— begin THE RECORDS —

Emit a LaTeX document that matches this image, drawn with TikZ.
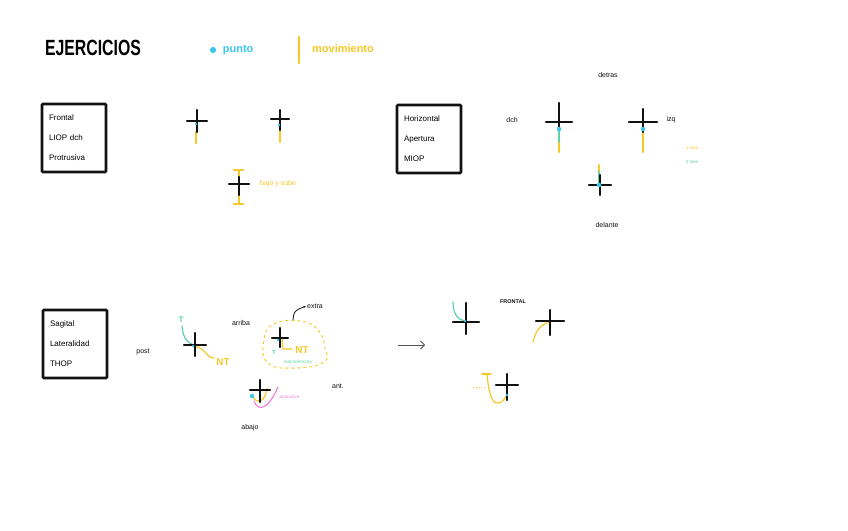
\documentclass[tikz,border=0pt]{standalone}
\usepackage{fontspec}
\setmainfont{Liberation Sans}
\usetikzlibrary{arrows.meta, calc, positioning}
\definecolor{apBlack}{HTML}{111111}
\definecolor{apCyan}{HTML}{3EC6F0}
\definecolor{apYellow}{HTML}{F6C928}
\definecolor{apGreen}{HTML}{5ED3A4}
\definecolor{apPink}{HTML}{F27AD6}
\definecolor{apGrey}{HTML}{555555}
\tikzset{
  cruz/.style     = {apBlack, line width=2.2pt, line cap=round},
  movy/.style     = {apYellow, line width=2.4pt, line cap=round},
  movg/.style     = {apGreen,  line width=2.4pt, line cap=round},
  curvy/.style    = {apYellow, line width=1.2pt, line cap=round},
  curvg/.style    = {apGreen,  line width=1.2pt, line cap=round},
  curvp/.style    = {apPink,   line width=1.1pt, line cap=round},
  punto/.style    = {circle, fill=apCyan, inner sep=1.6pt},
  puntito/.style  = {circle, fill=apCyan, inner sep=1pt},
  caja/.style     = {draw=apBlack, line width=2.6pt, rounded corners=1pt,
                     minimum width=64pt, minimum height=68pt, text width=50pt,
                     align=left, inner sep=4pt, font=\fontsize{8}{20}\selectfont},
  lbl/.style      = {font=\fontsize{7}{8}\selectfont, apBlack, inner sep=1pt},
  ylbl/.style     = {font=\fontsize{7}{8}\selectfont, apYellow, inner sep=1pt},
  tiny/.style     = {font=\fontsize{4.5}{5}\selectfont, inner sep=0.5pt},
  nt/.style       = {font=\fontsize{10}{10}\bfseries, apYellow, inner sep=1pt},
}

\begin{document}
\begin{tikzpicture}[x=1pt, y=-1pt]
  \fill[white] (0,0) rectangle (848,530);

  % title + legend
  \node[font=\fontsize{22}{22}\bfseries, xscale=0.72] (titulo) at (93,48) {EJERCICIOS};
  \node[punto, inner sep=2.2pt] (leyPunto) at (213,50) {};
  \node[font=\fontsize{11}{11}\bfseries, apCyan, right=3pt of leyPunto] (txtPunto) {punto};
  \draw[movy, line width=2.6pt] (299,37) -- (299,63);
  \node[font=\fontsize{11}{11}\bfseries, apYellow] (txtMov) at (343,49) {movimiento};

  % boxes
  \node[caja] (frontal) at (74,138)    {Frontal\\LIOP dch\\Protrusiva};
  \node[caja] (horizontal) at (429,139) {Horizontal\\Apertura\\MIOP};
  \node[caja] (sagital) at (75,344)     {Sagital\\Lateralidad\\THOP};

  % ---- frontal : movement
  \draw[movy] (196,132) -- (196,143);
  \draw[movy] (280,127) -- (280,142);
  \draw[movy] (239,170) -- (239,204);
  \draw[movy] (234,170) -- (243,170);
  \draw[movy] (234,204) -- (243,204);
  \node[ylbl, anchor=west] (bajoSube) at (259,184) {bajo y sube};

  % ---- horizontal : movement (1 fase / 2 fase)
  \draw[movg] (559,130) -- (559,143);
  \draw[movy] (559,143) -- (559,152);
  \draw[movy] (643,130) -- (643,152);
  \draw[movy] (599,165) -- (599,172);
  \draw[movg] (599,172) -- (599,184);
  \node[lbl] (dch)     at (512,120) {dch};
  \node[lbl] (detras)  at (608,75)  {detras};
  \node[lbl] (izq)     at (671,120) {izq};
  \node[lbl] (delante) at (607,225) {delante};
  \node[tiny, apYellow] (fase1) at (692,148) {1 fase};
  \node[tiny, apGreen]  (fase2) at (692,162) {2 fase};

  % ---- sagital : movement
  \node[font=\fontsize{8}{8}\bfseries, apGreen, inner sep=0pt] (tD) at (181,320) {T};
  \draw[curvg] (182,326) .. controls (183,339) and (188,343) .. (194,345);
  \draw[curvy] (196,347) .. controls (205,347) and (206,358) .. (214,358);
  \node[nt] (ntD) at (223,362) {NT};

  \draw[apYellow, line width=0.9pt, dash pattern=on 3pt off 3pt]
    plot[smooth cycle, tension=0.8] coordinates
    {(300,321) (318,330) (325,348) (324,362) (296,368) (268,363) (264,340) (274,324)};
  \draw[curvy] (282,338) -- (283,349) -- (292,349);
  \node[nt] (ntE) at (302,350) {NT};
  \node[font=\fontsize{6}{6}\bfseries, apGreen, inner sep=0pt] (tE) at (274,352) {T};
  \node[tiny, apGreen] (latero) at (298,362) {lateroderecha};
  \coordinate (extraPie) at (293,320);
  \node[lbl] (extra) at (315,306) {extra};
  \draw[apBlack, line width=0.8pt, -{Stealth[length=3pt]}]
    (extraPie) .. controls (294,311) .. (extra.west);

  \draw[curvy] (253,397) .. controls (257,404) and (265,403) .. (267,388);
  \draw[curvp] (254,401) .. controls (258,412) and (268,410) .. (278,387);
  \node[tiny, apPink, anchor=west] (protru) at (279,397) {protrusiva};

  \node[lbl] (post)   at (143,352) {post};
  \node[lbl] (arriba) at (241,323) {arriba};
  \node[lbl] (ant)    at (338,386) {ant.};
  \node[lbl] (abajo)  at (250,428) {abajo};

  % ---- right group
  \coordinate (flechaIni) at (398,345);
  \coordinate (flechaFin) at (425,345);
  \draw[apGrey, line width=0.8pt, -{Straight Barb[length=4pt]}] (flechaIni) -- (flechaFin);
  \node[tiny, apBlack, font=\fontsize{5.5}{6}\bfseries] (frontalT) at (513,302) {FRONTAL};
  \draw[curvg] (453,302) .. controls (453,314) and (458,320) .. (465,321);
  \draw[curvy] (549,322) .. controls (539,325) and (535,333) .. (533,342);
  \draw[curvy] (482,374) -- (491,374);
  \draw[curvy] (487,374) .. controls (489,398) and (494,405) .. (499,403)
                         .. controls (503,401) .. (507,395);
  \draw[apYellow, line width=0.8pt, dotted] (473,387) -- (485,387);

  % crosses  x / y / half width / up / down
  \foreach \cx/\cy/\hw/\up/\dn in {197/121/10/11/11, 280/119/9/9/11, 239/184/10/7/11,
      559/122/13/19/8, 643/122/14/13/10, 600/185/11/10/10,
      195/345/11/12/11, 280/338/8/10/9, 260/390/10/10/12,
      466/322/13/19/12, 550/321/14/11/14, 507/385/11/11/15} {
    \draw[cruz] (\cx-\hw,\cy) -- (\cx+\hw,\cy);
    \draw[cruz] (\cx,\cy-\up) -- (\cx,\cy+\dn);
  }

  % punto
  \node[puntito] (p1) at (196,124) {};
  \node[puntito] (p2) at (279,125) {};
  \node[punto] (pA) at (559,129) {};
  \node[punto] (pB) at (643,129) {};
  \node[punto] (pC) at (599,185) {};
  \node[puntito] (pD) at (193,346) {};
  \node[puntito] (pE) at (278,340) {};
  \node[punto] (pF) at (252,396) {};
  \node[puntito] (pG) at (465,321) {};
  \node[puntito] (pI) at (507,395) {};
\end{tikzpicture}
\end{document}
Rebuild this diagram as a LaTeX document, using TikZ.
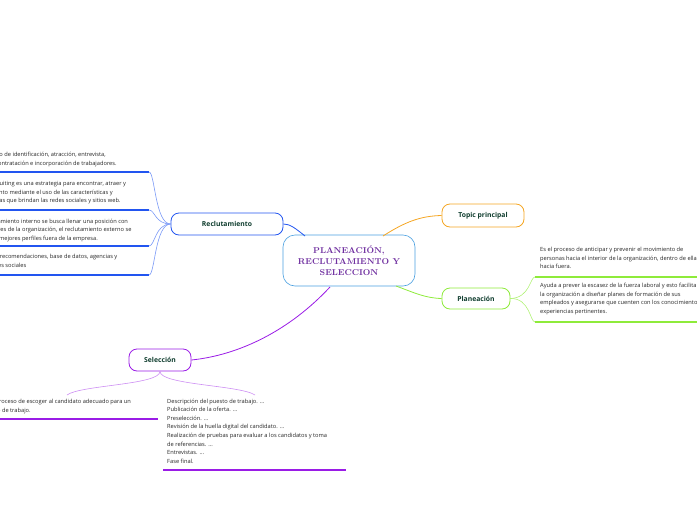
\documentclass[tikz,border=0pt]{standalone}
\usepackage{fontspec}
\setsansfont{Open Sans}
\definecolor{cblue}{HTML}{2255F0}
\definecolor{cpurp}{HTML}{9A1CE6}
\definecolor{cgreen}{HTML}{8EEB3A}
\definecolor{corange}{HTML}{F5A623}
\definecolor{ccent}{HTML}{4A9FE0}
\definecolor{ctext}{HTML}{7030A0}
\definecolor{cdark}{HTML}{0F3D2E}
\begin{document}
\begin{tikzpicture}[x=1pt,y=-1pt,
  topic/.style={draw,rounded corners=8pt,line width=0.8pt,fill=white,font=\sffamily\bfseries\fontsize{6.8}{8}\selectfont,text=cdark,inner sep=0pt},
  leaf/.style={anchor=north west,align=left,inner sep=0pt,font=\sffamily\fontsize{5.7}{8.6}\selectfont,text=black!85},
  link/.style={line width=0.8pt}]
\useasboundingbox (0,0) rectangle (697,520);
\node[draw=ccent,rounded corners=12pt,line width=0.6pt,minimum width=132pt,minimum height=51pt,align=center,font=\rmfamily\bfseries\fontsize{8.5}{11}\selectfont,text=ctext] (c) at (349,260.5) {PLANEACIÓN,\\RECLUTAMIENTO Y\\SELECCION};
\node[topic,draw=corange,minimum width=82pt,minimum height=23pt] (tp) at (483,215.5) {Topic principal};
\node[topic,draw=cgreen,minimum width=68pt,minimum height=21pt] (pl) at (476,298.5) {Planeación};
\node[topic,draw=cblue,minimum width=112pt,minimum height=22pt] (re) at (227,224) {Reclutamiento};
\node[topic,draw=cpurp,minimum width=62pt,minimum height=22pt] (se) at (160,360) {Selección};
\draw[link,corange] (383,236) .. controls (405,222) and (420,216) .. (tp.west);
\draw[link,cgreen] (396,286) .. controls (415,293) and (425,298) .. (pl.west);
\draw[link,cblue] (305,236) .. controls (295,228) and (290,224) .. (re.east);
\draw[link,cpurp] (330,287) .. controls (290,330) and (240,355) .. (se.east);
% Reclutamiento leaves
\coordinate (r0) at (re.west);
\foreach \y in {172,210,246,275}{
  \draw[link,cblue,line width=1.2pt] (0,\y) -- (149,\y);
  \draw[cblue!60,line width=0.6pt] (r0) .. controls (155,224) and (155,\y) .. (149,\y);
}
\node[leaf] (r1) at (-32,152) {Es el proceso de identificación, atracción, entrevista,\\selección, contratación e incorporación de trabajadores.};
\node[leaf] (r2) at (-17,181) {El recruiting es una estrategia para encontrar, atraer y\\el talento mediante el uso de las características y\\ventajas que brindan las redes sociales y sitios web.};
\node[leaf] (r3) at (-32,218.5) {En el reclutamiento interno se busca llenar una posición con\\colaboradores de la organización, el reclutamiento externo se\\busca a los mejores perfiles fuera de la empresa.};
\node[leaf] (r4) at (-11,254) {Por recomendaciones, base de datos, agencias y\\redes sociales};
% Planeacion leaves
\coordinate (p0) at (pl.east);
\foreach \y in {277,322}{
  \draw[link,cgreen,line width=1.2pt] (535,\y) -- (697,\y);
  \draw[cgreen!70,line width=0.6pt] (p0) .. controls (530,298) and (530,\y) .. (535,\y);
}
\node[leaf] (p1) at (540,247) {Es el proceso de anticipar y prevenir el movimiento de\\personas hacia el interior de la organización, dentro de ella y\\hacia fuera.};
\node[leaf] (p2) at (540,283) {Ayuda a prever la escasez de la fuerza laboral y esto facilita a\\la organización a diseñar planes de formación de sus\\empleados y asegurarse que cuenten con los conocimientos y\\experiencias pertinentes.};
% Seleccion leaves
\draw[cpurp!50,line width=0.6pt] (se.south) .. controls (160,385) and (80,385) .. (67,395);
\draw[cpurp!50,line width=0.6pt] (se.south) .. controls (160,385) and (240,385) .. (255,395);
\draw[link,cpurp,line width=1.2pt] (0,419) -- (158,419);
\draw[link,cpurp,line width=1.2pt] (163,470) -- (346,470);
\node[leaf] (s1) at (-18,399) {Es el proceso de escoger al candidato adecuado para un\\puesto de trabajo.};
\node[leaf] (s2) at (167,398.5) {Descripción del puesto de trabajo. ...\\Publicación de la oferta. ...\\Preselección. ...\\Revisión de la huella digital del candidato. ...\\Realización de pruebas para evaluar a los candidatos y toma\\de referencias. ...\\Entrevistas. ...\\Fase final.};
\end{tikzpicture}
\end{document}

— end THE RECORDS —

> _TASK REQUIREMENTS_
Return nothing but the lines running from the start of the data to the line with "apYellow] (txtMov) at", please, both ends included and no pictures.

> _RESULT FOR THIS TASK_
Emit a LaTeX document that matches this image, drawn with TikZ.
\documentclass[tikz,border=0pt]{standalone}
\usepackage{fontspec}
\setmainfont{Liberation Sans}
\usetikzlibrary{arrows.meta, calc, positioning}
\definecolor{apBlack}{HTML}{111111}
\definecolor{apCyan}{HTML}{3EC6F0}
\definecolor{apYellow}{HTML}{F6C928}
\definecolor{apGreen}{HTML}{5ED3A4}
\definecolor{apPink}{HTML}{F27AD6}
\definecolor{apGrey}{HTML}{555555}
\tikzset{
  cruz/.style     = {apBlack, line width=2.2pt, line cap=round},
  movy/.style     = {apYellow, line width=2.4pt, line cap=round},
  movg/.style     = {apGreen,  line width=2.4pt, line cap=round},
  curvy/.style    = {apYellow, line width=1.2pt, line cap=round},
  curvg/.style    = {apGreen,  line width=1.2pt, line cap=round},
  curvp/.style    = {apPink,   line width=1.1pt, line cap=round},
  punto/.style    = {circle, fill=apCyan, inner sep=1.6pt},
  puntito/.style  = {circle, fill=apCyan, inner sep=1pt},
  caja/.style     = {draw=apBlack, line width=2.6pt, rounded corners=1pt,
                     minimum width=64pt, minimum height=68pt, text width=50pt,
                     align=left, inner sep=4pt, font=\fontsize{8}{20}\selectfont},
  lbl/.style      = {font=\fontsize{7}{8}\selectfont, apBlack, inner sep=1pt},
  ylbl/.style     = {font=\fontsize{7}{8}\selectfont, apYellow, inner sep=1pt},
  tiny/.style     = {font=\fontsize{4.5}{5}\selectfont, inner sep=0.5pt},
  nt/.style       = {font=\fontsize{10}{10}\bfseries, apYellow, inner sep=1pt},
}

\begin{document}
\begin{tikzpicture}[x=1pt, y=-1pt]
  \fill[white] (0,0) rectangle (848,530);

  % title + legend
  \node[font=\fontsize{22}{22}\bfseries, xscale=0.72] (titulo) at (93,48) {EJERCICIOS};
  \node[punto, inner sep=2.2pt] (leyPunto) at (213,50) {};
  \node[font=\fontsize{11}{11}\bfseries, apCyan, right=3pt of leyPunto] (txtPunto) {punto};
  \draw[movy, line width=2.6pt] (299,37) -- (299,63);
  \node[font=\fontsize{11}{11}\bfseries, apYellow] (txtMov) at (343,49) {movimiento};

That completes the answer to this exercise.